* **Goal**: Identify all lines in the listing that include the word "diagram", and copy them out.

* **Data excerpt**:

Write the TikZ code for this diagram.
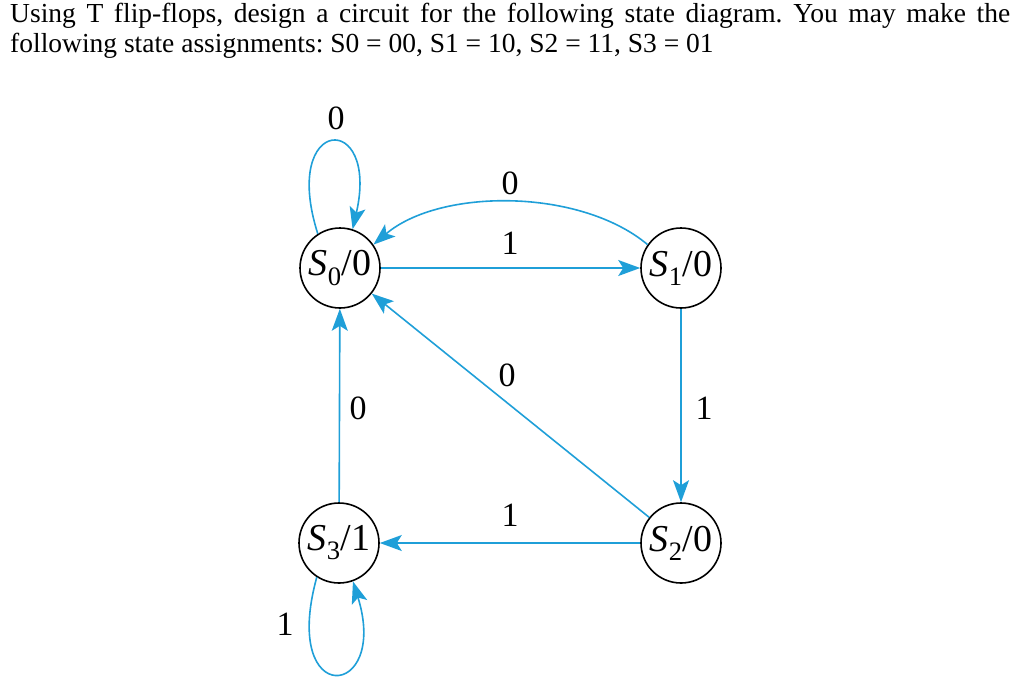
\documentclass[tikz,border=0pt]{standalone}
\usepackage{fontspec}
\setmainfont{Liberation Serif}
\usetikzlibrary{arrows.meta}
\definecolor{ac}{HTML}{1F9FD8}
\frenchspacing
\begin{document}
\begin{tikzpicture}[x=1pt,y=-1pt,
  st/.style={circle,draw,line width=1.6pt,minimum size=80pt,inner sep=0pt,font=\fontsize{38}{40}\selectfont},
  tr/.style={draw=ac,line width=1.6pt,-{Stealth[length=22pt,width=16pt,inset=5pt]}},
  lb/.style={font=\fontsize{34}{36}\selectfont,inner sep=0pt}]
\useasboundingbox (0,0) rectangle (1024,683);
\node[anchor=west,inner sep=0pt,font=\fontsize{27.5}{30}\selectfont] (t1) at (10,16) {\makebox[1000pt][s]{Using T flip-flops, design a circuit for the following state diagram. You may make the}};
\node[anchor=west,inner sep=0pt,font=\fontsize{27.5}{30}\selectfont] (t2) at (10,46) {following state assignments: S0 = 00, S1 = 10, S2 = 11, S3 = 01};
\node[st] (s0) at (340,268) {\textit{S}\textsubscript{0}/0};
\node[st] (s1) at (681,268) {\textit{S}\textsubscript{1}/0};
\node[st] (s2) at (681,543) {\textit{S}\textsubscript{2}/0};
\node[st] (s3) at (339,543) {\textit{S}\textsubscript{3}/1};
\draw[tr] (s0.123) .. controls (280,115) and (380,110) .. (s0.72);
\node[lb] (l1) at (336,118) {0};
\draw[tr] (s1.145) .. controls (580,188) and (440,188) .. (s0.35);
\node[lb] (l2) at (510,183) {0};
\draw[tr] (s0) -- (s1);
\node[lb] (l3) at (510,243) {1};
\draw[tr] (s1) -- (s2);
\node[lb] (l4) at (704,408) {1};
\draw[tr] (s2) -- (s0);
\node[lb] (l5) at (507,375) {0};
\draw[tr] (s3) -- (s0);
\node[lb] (l6) at (358,408) {0};
\draw[tr] (s2) -- (s3);
\node[lb] (l7) at (510,515) {1};
\draw[tr] (s3.237) .. controls (280,710) and (390,700) .. (s3.290);
\node[lb] (l8) at (285,624) {1};
\end{tikzpicture}
\end{document}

* **Solved problem**:
Write the TikZ code for this diagram.
\node[anchor=west,inner sep=0pt,font=\fontsize{27.5}{30}\selectfont] (t1) at (10,16) {\makebox[1000pt][s]{Using T flip-flops, design a circuit for the following state diagram. You may make the}};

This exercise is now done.